For, O my friends, it cannot be stated too often that whatever puts new strength into the spirit is from the great God, the Good; and whatever takes strength from the spirit is from the great Devil, the Evil. And the things that have ever proved the inexhaustible sources of strength to the soul have been not doubt and despair, but faith and hope, — faith that the destinies of men are guided by love even though guided through the agony of sorrow; faith that behind this appearance of discord and blind fate and brute force there is after all to be found the substance of harmony, of wise forethought, of tender love; hope, that however terrible the present, the future will yet be one of joy, one of peace. If reason with its logic can strengthen this faith, this hope, then welcome reason, blessed be reason; but if reason with its logic can only make me doubt the presence of wisdom, the presence of love, then begone reason, cursed be reason. Verily, by their fruits ye shall know them!

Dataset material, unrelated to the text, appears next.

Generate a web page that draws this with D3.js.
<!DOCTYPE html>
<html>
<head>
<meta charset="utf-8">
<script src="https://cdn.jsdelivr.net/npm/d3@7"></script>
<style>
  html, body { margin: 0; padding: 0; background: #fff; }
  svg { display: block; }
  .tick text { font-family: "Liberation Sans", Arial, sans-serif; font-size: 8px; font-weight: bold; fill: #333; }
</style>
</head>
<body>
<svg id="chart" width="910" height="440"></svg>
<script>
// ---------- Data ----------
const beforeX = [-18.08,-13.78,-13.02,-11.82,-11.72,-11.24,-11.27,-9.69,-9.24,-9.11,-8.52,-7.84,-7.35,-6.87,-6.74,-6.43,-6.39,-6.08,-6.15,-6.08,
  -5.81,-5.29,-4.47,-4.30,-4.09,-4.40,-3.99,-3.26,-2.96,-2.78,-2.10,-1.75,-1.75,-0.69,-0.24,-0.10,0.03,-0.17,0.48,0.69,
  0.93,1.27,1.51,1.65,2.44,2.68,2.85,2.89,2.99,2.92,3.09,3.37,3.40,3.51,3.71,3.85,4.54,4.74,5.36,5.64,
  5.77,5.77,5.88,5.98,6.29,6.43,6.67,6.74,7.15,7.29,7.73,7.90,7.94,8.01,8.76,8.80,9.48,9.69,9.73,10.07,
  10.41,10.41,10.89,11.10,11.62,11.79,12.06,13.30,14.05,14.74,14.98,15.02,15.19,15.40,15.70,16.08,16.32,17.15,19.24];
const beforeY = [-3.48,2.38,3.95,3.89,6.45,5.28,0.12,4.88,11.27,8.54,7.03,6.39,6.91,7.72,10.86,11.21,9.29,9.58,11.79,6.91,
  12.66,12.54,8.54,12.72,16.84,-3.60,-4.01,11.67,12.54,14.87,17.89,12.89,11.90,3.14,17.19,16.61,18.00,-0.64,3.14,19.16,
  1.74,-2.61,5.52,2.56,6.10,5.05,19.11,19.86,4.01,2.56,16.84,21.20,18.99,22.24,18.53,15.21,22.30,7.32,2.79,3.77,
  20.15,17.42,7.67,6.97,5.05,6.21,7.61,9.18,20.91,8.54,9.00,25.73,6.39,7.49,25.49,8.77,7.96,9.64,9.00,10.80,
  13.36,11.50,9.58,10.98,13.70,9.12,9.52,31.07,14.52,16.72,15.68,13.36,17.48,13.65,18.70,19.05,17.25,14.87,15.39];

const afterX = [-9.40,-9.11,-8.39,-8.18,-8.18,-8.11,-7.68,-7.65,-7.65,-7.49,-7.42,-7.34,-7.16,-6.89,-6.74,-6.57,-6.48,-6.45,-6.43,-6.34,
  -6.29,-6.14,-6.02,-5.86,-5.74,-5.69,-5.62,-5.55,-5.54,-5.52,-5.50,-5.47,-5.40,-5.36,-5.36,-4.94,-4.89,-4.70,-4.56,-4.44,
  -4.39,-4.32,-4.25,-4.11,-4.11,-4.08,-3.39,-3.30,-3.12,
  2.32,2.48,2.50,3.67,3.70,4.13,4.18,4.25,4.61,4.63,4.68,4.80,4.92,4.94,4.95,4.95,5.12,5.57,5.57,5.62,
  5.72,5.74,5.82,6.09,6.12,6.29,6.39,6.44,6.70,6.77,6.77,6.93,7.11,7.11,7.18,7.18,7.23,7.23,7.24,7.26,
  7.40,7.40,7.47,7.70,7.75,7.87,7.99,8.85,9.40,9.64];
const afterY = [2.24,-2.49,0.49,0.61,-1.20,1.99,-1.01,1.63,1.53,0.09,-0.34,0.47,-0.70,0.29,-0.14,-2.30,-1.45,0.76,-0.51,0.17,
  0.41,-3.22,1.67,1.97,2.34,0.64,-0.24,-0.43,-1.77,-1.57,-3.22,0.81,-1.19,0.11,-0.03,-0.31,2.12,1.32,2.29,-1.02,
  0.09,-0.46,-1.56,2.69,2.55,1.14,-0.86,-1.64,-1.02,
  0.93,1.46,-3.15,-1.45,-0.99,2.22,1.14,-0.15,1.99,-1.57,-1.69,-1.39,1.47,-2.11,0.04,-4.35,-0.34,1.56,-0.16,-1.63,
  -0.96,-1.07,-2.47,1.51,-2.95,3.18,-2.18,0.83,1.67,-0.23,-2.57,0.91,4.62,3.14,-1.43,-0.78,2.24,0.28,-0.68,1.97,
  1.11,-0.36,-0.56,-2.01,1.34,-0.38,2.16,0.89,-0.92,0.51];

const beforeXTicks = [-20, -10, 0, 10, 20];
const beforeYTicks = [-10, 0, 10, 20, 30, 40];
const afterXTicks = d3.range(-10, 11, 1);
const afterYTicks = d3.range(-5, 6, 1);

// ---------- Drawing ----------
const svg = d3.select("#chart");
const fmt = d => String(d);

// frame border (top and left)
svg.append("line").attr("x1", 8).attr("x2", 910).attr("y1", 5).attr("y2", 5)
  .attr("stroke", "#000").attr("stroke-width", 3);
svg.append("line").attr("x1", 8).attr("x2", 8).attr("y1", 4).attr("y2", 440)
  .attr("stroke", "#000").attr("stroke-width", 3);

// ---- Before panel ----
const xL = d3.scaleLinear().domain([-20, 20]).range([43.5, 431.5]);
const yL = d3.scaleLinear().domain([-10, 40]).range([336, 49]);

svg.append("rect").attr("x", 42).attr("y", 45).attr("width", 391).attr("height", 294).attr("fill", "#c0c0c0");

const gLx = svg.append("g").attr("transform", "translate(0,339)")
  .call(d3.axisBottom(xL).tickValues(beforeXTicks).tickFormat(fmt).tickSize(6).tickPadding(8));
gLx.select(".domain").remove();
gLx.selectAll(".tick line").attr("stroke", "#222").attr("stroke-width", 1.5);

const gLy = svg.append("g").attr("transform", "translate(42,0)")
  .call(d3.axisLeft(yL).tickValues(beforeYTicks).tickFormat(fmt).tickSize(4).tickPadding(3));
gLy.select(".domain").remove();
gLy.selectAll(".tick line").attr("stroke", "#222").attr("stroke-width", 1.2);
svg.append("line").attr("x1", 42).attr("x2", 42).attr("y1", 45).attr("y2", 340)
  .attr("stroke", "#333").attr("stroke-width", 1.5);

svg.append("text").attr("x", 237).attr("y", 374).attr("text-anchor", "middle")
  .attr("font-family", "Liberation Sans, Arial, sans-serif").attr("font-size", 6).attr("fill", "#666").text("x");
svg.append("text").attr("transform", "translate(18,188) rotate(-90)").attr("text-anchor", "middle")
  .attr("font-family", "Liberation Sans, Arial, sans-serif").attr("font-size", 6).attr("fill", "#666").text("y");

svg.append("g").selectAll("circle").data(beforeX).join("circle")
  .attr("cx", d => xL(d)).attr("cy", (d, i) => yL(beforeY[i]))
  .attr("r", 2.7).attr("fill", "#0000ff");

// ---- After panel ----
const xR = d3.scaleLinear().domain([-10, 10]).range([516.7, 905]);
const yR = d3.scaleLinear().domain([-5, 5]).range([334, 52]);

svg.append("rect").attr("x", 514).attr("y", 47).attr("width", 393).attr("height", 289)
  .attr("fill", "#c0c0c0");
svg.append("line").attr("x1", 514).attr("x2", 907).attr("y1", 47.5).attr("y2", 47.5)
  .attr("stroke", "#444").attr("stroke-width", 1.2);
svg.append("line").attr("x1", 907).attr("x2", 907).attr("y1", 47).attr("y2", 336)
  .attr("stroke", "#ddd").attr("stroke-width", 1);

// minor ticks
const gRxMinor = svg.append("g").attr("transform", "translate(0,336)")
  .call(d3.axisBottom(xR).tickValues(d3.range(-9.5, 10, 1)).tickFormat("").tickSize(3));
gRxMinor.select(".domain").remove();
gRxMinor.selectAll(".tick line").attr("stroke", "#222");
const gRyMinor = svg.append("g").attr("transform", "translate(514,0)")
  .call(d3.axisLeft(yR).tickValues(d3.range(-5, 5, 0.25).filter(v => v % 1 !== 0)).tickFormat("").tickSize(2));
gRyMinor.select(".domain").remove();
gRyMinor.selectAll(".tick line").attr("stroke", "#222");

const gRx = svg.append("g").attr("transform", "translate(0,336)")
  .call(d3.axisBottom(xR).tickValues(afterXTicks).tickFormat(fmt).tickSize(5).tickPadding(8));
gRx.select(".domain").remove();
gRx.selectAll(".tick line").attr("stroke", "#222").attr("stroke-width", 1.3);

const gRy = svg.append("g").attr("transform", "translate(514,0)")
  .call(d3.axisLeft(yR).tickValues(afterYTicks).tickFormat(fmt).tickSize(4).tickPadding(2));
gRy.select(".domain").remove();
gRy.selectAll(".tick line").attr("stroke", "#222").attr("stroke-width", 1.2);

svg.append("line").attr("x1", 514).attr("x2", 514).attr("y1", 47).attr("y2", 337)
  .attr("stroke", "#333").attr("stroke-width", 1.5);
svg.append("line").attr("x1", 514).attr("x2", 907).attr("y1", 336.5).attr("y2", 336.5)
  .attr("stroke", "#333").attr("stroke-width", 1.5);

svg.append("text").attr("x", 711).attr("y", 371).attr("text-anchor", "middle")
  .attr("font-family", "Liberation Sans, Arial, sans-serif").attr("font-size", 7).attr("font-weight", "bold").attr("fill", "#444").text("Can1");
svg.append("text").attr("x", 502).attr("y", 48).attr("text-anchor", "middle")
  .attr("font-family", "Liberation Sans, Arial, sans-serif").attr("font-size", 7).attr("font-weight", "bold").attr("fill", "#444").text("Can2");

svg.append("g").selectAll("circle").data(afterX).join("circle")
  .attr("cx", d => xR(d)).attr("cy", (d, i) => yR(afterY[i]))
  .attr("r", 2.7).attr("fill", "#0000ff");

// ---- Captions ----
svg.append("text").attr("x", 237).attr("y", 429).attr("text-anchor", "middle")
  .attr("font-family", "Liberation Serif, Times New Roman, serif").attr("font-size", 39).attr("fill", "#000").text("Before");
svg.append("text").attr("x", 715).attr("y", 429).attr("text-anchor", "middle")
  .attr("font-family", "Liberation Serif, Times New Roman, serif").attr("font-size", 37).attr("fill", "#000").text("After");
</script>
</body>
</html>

Turgenef therefore was incapable of creating a Levin, because he had not the faith which makes the Levins of Tolstoy possible. He was filled with the pessimistic woe of the world, believed at bottom that man, born in sorrow, must also live in sorrow. With the sublimity of a prophet, Turgenef cries: “From the inmost depths of the virgin forest, from the eternal depth of the waters, resounds the same cry of Nature to man: ‘I have naught to do with thee. I rule, but thou — look to thy life, O worm!’” While personally he indeed contributed what lay in his power to alleviate the present ills of men, he could do naught towards alleviating the future ills of men; for he could not inspire
men with hope, since he had none himself. For hope comes from faith, and Turgenef was devoid of faith. Turgenef, like another great master of fiction, George Eliot, was a veritable child of the immature age, not of science, of knowledge, but of nescience, of ignorance, of agnosticism; for it is only ignorance that doubts, and it is true science that believes.

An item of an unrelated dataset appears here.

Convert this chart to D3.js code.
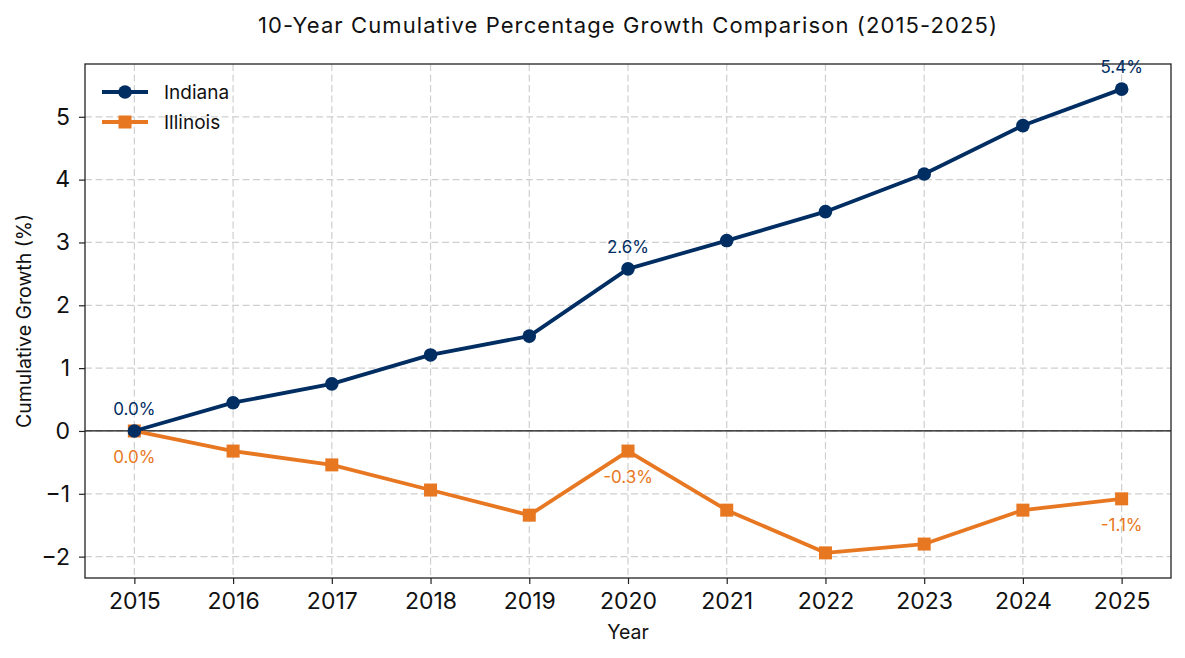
<!DOCTYPE html>
<html><head><meta charset="utf-8">
<script src="https://cdn.jsdelivr.net/npm/d3@7"></script>
<style>body{margin:0;background:#fff}svg{display:block}text{font-family:Inter,"Open Sans",sans-serif}</style>
</head><body>
<script>
const years = [2015,2016,2017,2018,2019,2020,2021,2022,2023,2024,2025];
const indiana = [0.0,0.45,0.75,1.21,1.51,2.58,3.03,3.49,4.09,4.86,5.44];
const illinois = [0.0,-0.32,-0.54,-0.94,-1.34,-0.32,-1.26,-1.94,-1.80,-1.26,-1.08];
const yTicks = [-2,-1,0,1,2,3,4,5];
const labelIdx = [0,5,10];
const title = "10-Year Cumulative Percentage Growth Comparison (2015-2025)";

const W=1185,H=658;
const m={l:85,r:1171,t:64,b:578};
const navy="#002D62", orange="#E87722";
const svg=d3.select("body").append("svg").attr("width",W).attr("height",H);
const x=d3.scaleLinear().domain([2014.5,2025.5]).range([m.l,m.r]);
const y=d3.scaleLinear().domain([-2.34,5.84]).range([m.b,m.t]);

const g=svg.append("g");
g.selectAll(".vg").data(years).join("line").attr("x1",d=>x(d)).attr("x2",d=>x(d)).attr("y1",m.t).attr("y2",m.b)
 .attr("stroke","#cfcfcf").attr("stroke-dasharray","7,3.5").attr("stroke-width",1.2);
g.selectAll(".hg").data(yTicks).join("line").attr("y1",d=>y(d)).attr("y2",d=>y(d)).attr("x1",m.l).attr("x2",m.r)
 .attr("stroke","#cfcfcf").attr("stroke-dasharray","7,3.5").attr("stroke-width",1.2);
svg.append("line").attr("x1",m.l).attr("x2",m.r).attr("y1",y(0)).attr("y2",y(0)).attr("stroke","#111").attr("stroke-width",1.3);

const xa=svg.append("g").attr("transform",`translate(0,${m.b})`).call(d3.axisBottom(x).tickValues(years).tickFormat(d3.format("d")).tickSize(6).tickPadding(9).tickSizeOuter(0));
const ya=svg.append("g").attr("transform",`translate(${m.l},0)`).call(d3.axisLeft(y).tickValues(yTicks).tickFormat(d=>d<0?"\u2212"+Math.abs(d):d).tickSize(6).tickPadding(9).tickSizeOuter(0));
[xa,ya].forEach(a=>{a.select(".domain").remove();a.selectAll("line").attr("stroke","#222").attr("stroke-width",1.2);a.selectAll("text").attr("font-size",23).attr("fill","#111");});
svg.append("rect").attr("x",m.l).attr("y",m.t).attr("width",m.r-m.l).attr("height",m.b-m.t).attr("fill","none").attr("stroke","#222").attr("stroke-width",1.3);

const line=d3.line().x((d,i)=>x(years[i])).y(d=>y(d));
svg.append("path").datum(illinois).attr("d",line).attr("fill","none").attr("stroke",orange).attr("stroke-width",3.8).attr("stroke-linejoin","round");
svg.selectAll(".sq").data(illinois).join("rect").attr("x",(d,i)=>x(years[i])-6.5).attr("y",d=>y(d)-6.5).attr("width",13).attr("height",13).attr("fill",orange);
svg.append("path").datum(indiana).attr("d",line).attr("fill","none").attr("stroke",navy).attr("stroke-width",3.8).attr("stroke-linejoin","round");
svg.selectAll(".ci").data(indiana).join("circle").attr("cx",(d,i)=>x(years[i])).attr("cy",d=>y(d)).attr("r",6.8).attr("fill",navy);

labelIdx.forEach(i=>{
  svg.append("text").attr("x",x(years[i])).attr("y",y(indiana[i])-16).attr("text-anchor","middle").attr("font-size",17).attr("fill",navy).text(indiana[i].toFixed(1)+"%");
  svg.append("text").attr("x",x(years[i])).attr("y",y(illinois[i])+32).attr("text-anchor","middle").attr("font-size",17).attr("fill",orange).text(illinois[i].toFixed(1)+"%");
});

[["Indiana",navy,"c"],["Illinois",orange,"s"]].forEach((e,k)=>{
  const yy=92+k*30;
  svg.append("line").attr("x1",102).attr("x2",148).attr("y1",yy).attr("y2",yy).attr("stroke",e[1]).attr("stroke-width",3.8);
  if(e[2]==="c") svg.append("circle").attr("cx",125).attr("cy",yy).attr("r",6.8).attr("fill",e[1]);
  else svg.append("rect").attr("x",118.5).attr("y",yy-6.5).attr("width",13).attr("height",13).attr("fill",e[1]);
  svg.append("text").attr("x",164).attr("y",yy+7).attr("font-size",19).attr("fill","#111").text(e[0]);
});

svg.append("text").attr("x",(m.l+m.r)/2).attr("y",33).attr("text-anchor","middle").attr("font-size",22).attr("letter-spacing","1.1px").attr("fill","#111").text(title);
svg.append("text").attr("x",(m.l+m.r)/2).attr("y",639).attr("text-anchor","middle").attr("font-size",19.5).attr("fill","#111").text("Year");
svg.append("text").attr("transform",`translate(31,${(m.t+m.b)/2}) rotate(-90)`).attr("text-anchor","middle").attr("font-size",19.5).attr("fill","#111").text("Cumulative Growth (%)");
</script>
</body></html>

I cannot therefore ask you to take leave with me of Turgenef without at least urging you to profit by this one fact in his life. Turgenef failed to reach the highest, the height of Tolstoy, because he failed to free himself from that alone which must forever trammel the soul. He failed to free himself from that fundamental distrust of God which is at bottom of all despair. You, too, my friends, have that distrust. O ye in society who dread the consequences of having one kind word to say, or even one glance of recognition to cast at a brother because forsooth he has not been properly introduced to you, are not ye doubting your own God in your breasts, which acts not in fear of your fellow - men, but in trust of them? And, O ye who refuse to help a begging brother for fear lest he prove an impostor, are not ye likewise at bottom doubting the God within you which acts through pity to a brother, even though he do deceive? Turgenef fell short of the highest because he did not cast off the scepticism of his intellect. Are not ye, my friends, likewise in danger of falling short of the highest because you too do not cast off the scepticism of the heart?